─── Source records ───
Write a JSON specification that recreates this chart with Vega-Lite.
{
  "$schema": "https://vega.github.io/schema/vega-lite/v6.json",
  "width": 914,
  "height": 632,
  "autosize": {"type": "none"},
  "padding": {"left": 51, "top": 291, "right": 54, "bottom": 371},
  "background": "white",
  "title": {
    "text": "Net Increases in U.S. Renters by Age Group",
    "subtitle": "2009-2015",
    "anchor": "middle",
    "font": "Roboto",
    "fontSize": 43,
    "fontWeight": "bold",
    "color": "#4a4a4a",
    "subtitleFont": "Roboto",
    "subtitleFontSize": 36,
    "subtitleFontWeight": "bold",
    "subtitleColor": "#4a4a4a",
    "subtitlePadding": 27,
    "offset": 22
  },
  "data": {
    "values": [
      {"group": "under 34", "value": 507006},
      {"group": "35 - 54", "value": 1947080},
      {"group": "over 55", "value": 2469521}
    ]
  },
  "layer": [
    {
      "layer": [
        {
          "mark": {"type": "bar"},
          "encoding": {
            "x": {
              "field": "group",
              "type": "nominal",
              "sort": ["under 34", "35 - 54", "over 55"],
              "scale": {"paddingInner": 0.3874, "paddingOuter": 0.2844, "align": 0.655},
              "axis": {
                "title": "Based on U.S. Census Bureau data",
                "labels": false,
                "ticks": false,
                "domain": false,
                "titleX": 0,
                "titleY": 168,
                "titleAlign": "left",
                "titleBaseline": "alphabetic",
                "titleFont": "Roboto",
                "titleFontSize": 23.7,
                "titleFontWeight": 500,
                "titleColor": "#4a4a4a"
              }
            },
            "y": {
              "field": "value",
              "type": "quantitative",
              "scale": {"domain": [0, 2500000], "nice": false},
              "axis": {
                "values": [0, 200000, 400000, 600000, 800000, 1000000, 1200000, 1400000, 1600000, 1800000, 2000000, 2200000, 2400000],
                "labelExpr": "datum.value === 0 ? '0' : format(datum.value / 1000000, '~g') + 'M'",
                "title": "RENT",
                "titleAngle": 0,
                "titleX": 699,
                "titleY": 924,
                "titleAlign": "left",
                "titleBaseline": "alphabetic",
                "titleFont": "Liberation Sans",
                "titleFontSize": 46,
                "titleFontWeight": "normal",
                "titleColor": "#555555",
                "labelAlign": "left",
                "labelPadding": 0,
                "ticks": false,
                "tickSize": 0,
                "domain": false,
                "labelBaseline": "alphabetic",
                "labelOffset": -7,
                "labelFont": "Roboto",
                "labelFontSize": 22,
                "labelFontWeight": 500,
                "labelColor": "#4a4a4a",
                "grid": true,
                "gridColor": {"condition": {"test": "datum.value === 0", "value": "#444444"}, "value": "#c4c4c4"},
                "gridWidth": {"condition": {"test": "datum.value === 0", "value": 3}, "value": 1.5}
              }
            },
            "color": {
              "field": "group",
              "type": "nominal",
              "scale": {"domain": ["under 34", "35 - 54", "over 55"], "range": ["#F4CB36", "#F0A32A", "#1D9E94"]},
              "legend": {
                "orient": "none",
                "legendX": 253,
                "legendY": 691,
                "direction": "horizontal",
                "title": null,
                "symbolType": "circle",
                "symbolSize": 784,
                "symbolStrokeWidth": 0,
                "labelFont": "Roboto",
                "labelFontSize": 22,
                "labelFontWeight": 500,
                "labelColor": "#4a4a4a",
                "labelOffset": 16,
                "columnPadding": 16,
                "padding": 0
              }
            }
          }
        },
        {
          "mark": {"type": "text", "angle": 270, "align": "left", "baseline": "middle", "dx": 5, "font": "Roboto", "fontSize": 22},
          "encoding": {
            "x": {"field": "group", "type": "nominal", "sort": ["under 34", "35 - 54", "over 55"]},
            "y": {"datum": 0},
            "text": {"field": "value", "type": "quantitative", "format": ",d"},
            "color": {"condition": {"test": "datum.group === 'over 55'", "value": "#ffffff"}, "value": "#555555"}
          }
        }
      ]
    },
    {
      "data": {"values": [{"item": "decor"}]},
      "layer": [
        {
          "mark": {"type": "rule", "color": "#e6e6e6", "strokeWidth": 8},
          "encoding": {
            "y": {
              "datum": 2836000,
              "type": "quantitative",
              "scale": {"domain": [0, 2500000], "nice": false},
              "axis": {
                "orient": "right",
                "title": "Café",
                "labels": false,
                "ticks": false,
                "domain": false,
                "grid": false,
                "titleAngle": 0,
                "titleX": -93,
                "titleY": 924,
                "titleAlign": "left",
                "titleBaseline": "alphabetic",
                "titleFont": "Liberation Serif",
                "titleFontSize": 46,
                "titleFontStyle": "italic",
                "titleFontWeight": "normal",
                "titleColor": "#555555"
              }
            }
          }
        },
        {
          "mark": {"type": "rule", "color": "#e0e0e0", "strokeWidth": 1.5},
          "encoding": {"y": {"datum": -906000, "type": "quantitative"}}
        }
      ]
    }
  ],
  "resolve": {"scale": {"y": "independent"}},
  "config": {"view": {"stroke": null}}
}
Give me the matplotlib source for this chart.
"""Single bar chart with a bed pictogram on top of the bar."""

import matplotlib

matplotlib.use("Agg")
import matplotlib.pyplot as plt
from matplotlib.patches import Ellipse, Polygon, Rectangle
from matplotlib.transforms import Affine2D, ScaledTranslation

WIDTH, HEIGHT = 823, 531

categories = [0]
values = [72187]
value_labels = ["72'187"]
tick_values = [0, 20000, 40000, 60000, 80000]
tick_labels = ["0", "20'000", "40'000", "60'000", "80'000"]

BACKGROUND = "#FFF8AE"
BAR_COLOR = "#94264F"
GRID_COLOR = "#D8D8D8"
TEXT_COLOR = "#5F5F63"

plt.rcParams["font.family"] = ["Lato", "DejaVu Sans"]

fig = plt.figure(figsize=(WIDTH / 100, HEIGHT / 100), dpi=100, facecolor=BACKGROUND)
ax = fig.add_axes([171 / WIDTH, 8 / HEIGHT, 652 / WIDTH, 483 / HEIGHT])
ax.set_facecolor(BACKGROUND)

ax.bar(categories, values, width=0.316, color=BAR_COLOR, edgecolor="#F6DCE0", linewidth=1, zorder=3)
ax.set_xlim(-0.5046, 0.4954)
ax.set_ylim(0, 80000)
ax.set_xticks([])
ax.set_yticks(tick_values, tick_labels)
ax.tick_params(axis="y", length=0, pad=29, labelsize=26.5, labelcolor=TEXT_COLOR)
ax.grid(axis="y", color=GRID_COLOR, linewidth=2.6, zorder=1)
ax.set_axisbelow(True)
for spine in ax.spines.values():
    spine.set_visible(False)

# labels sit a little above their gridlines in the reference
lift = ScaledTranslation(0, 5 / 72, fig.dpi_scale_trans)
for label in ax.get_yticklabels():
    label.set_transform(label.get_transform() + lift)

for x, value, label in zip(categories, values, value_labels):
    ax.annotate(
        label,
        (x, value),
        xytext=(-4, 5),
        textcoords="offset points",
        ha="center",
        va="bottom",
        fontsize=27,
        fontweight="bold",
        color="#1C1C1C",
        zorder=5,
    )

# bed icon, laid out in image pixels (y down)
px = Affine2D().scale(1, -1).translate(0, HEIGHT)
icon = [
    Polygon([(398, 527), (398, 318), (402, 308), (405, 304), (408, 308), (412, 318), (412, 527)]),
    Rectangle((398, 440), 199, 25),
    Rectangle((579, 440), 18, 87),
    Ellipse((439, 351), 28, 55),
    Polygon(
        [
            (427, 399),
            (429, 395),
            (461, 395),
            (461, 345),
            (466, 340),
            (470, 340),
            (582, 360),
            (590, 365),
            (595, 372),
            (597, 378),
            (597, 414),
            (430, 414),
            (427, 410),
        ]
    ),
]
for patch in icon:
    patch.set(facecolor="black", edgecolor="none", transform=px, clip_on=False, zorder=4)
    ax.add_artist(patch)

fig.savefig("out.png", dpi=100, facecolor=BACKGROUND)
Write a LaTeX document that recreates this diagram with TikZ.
───
*What you need to do*
Within the data above, count the lines that contain the string "matplotlib"; the reply is the number alone.

*The result*
6